His numbers have fallen off, as of late, and many non-Grizzlies fans have wondered why. There are two reasons. First, he's simply listened to a bit too much of his own hype. Gay has never been an extremely good heavily-guarded long-ball shooter -- in 2011 he shot 39% from three (on three heaves a night!) but beyond that he's tended to be slightly above average to below average from three over his career. He's tended to be relatively above average for the long two (with his career high of 45% from the long two in his sophomore season standing up to some of the best numbers a volume scorer can post from that range, ever) and relatively above average from the midrange, with his biggest problem being post-ups and short 3-9 foot jump shots. Still, the more you guard his shot, the worse he shoots -- last season, he not only skewed his game almost entirely to long balls, but to well-guarded ones. As a result? Gay posted his worst season in his career, even though he was healthy the whole year. He's not a double-team player. He'd be a fantastic 1st scoring option if he stopped trying to shoot over double teams and actually use his reasonably solid passing ability every once in a while. But until he does, he's a middling-to-deficient one.

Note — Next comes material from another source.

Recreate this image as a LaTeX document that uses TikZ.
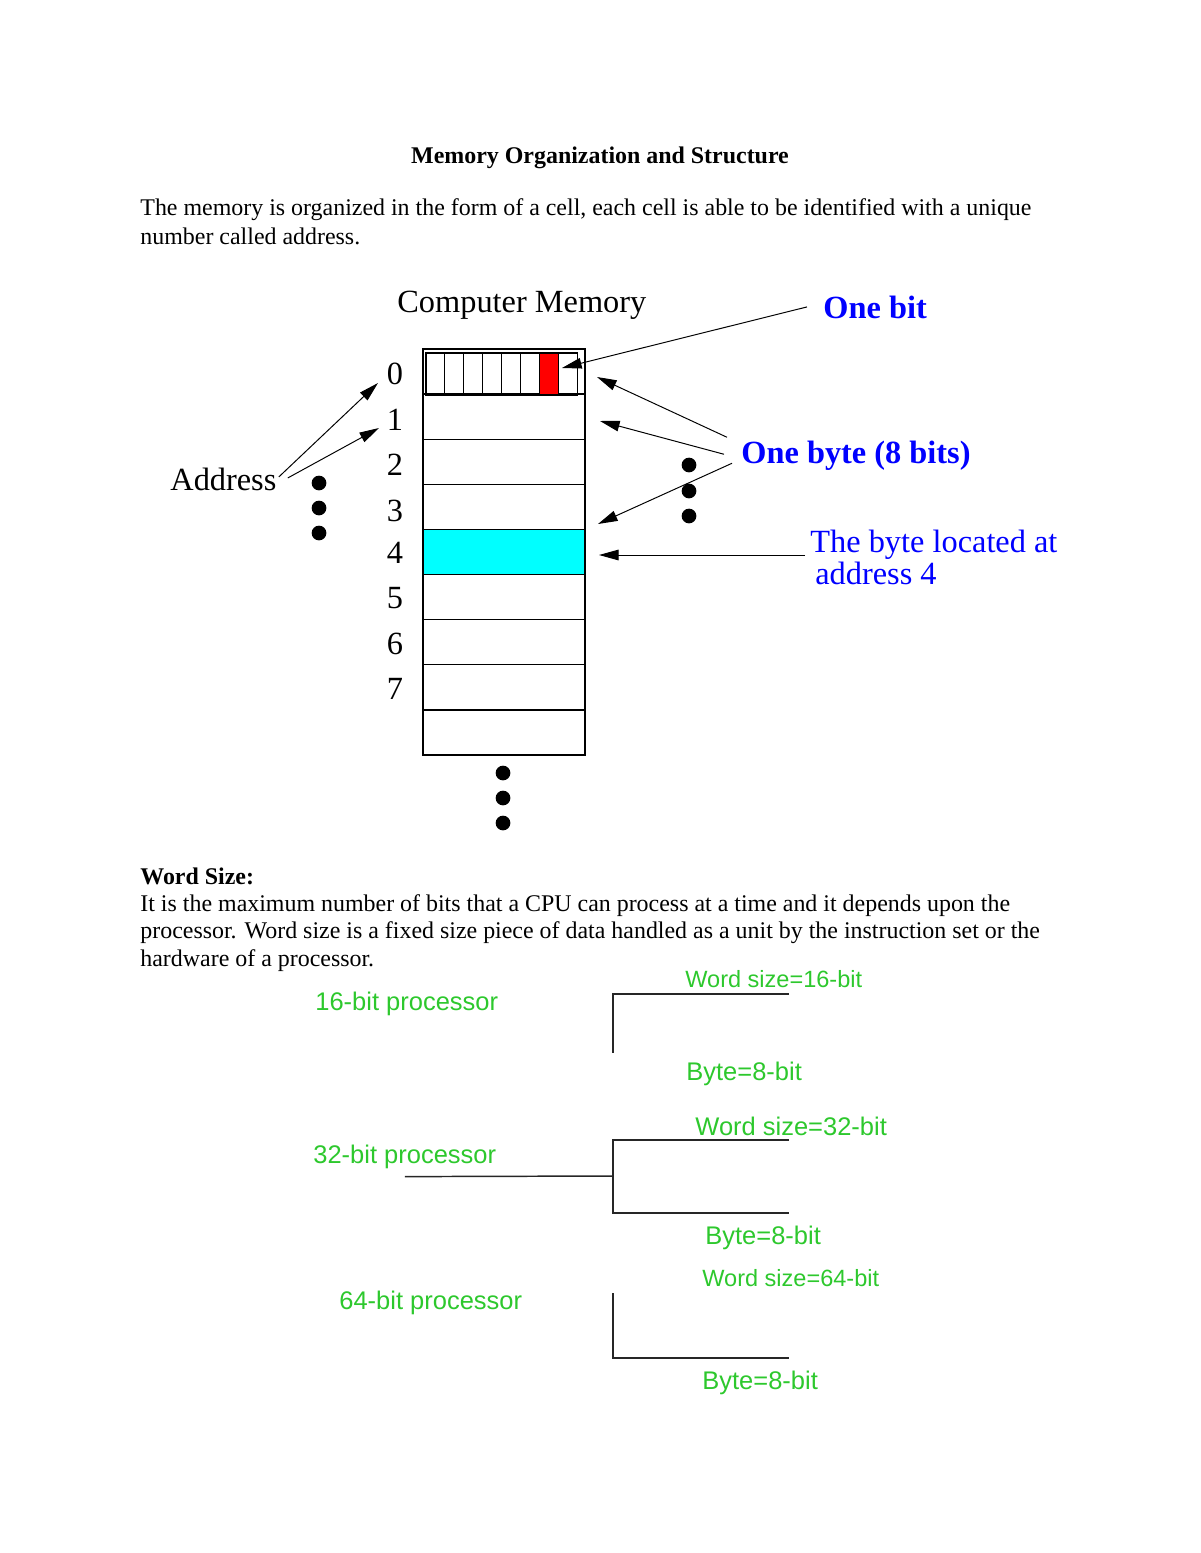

One of the other big problems, for Rudy Gay? He simply can't seem to internalize the importance of free throws. Grizzlies fans would love to see Gay get more aggressive and try to force the issue on getting to the line, especially since he's such a good free throw shooter -- he took only four free throw attempts per game last year, putting him below 50 NBA players. Here are a sampling of the 50 players that shot more free throws a game (or just as many) as Rudy Gay.
- The Flaming Ghost of Amare Stoudemire
- Danny "I Am The Danger" Granger
- A phantasmic projection resembling Tyreke Evans
- Jerome Dyso-- wait are you kidding me Jerome Dyson really oh my god seriously.
Ridiculous? Yes. I say that's ridiculous. Still, I feel like a lot of NBA analysts have already written him off. Not sure that's apt. While he's extremely overpaid, relative to last year's performance, he's not particularly overpaid relative to his 2011 performance and at his age there's little reason to believe he's permanently fallen from those heights. If he could do what Derrick Rose did in the 2011 season -- start jumping INTO contact instead of shying from it -- he'd get a hell of a lot more free throws, and at his ridiculously good percentages, that would vastly improve his scoring efficiency. Combine that with a return to form from the long two and the three (which he'd get if he stopped trying to shoot over double teams and work on USING that vastly improved passing he showed off in 2011), and you have a player that's very valuable. Not really worth his contract, all things considered, but a useful player and a good guy to have. If the Grizzlies chose to keep him, of course.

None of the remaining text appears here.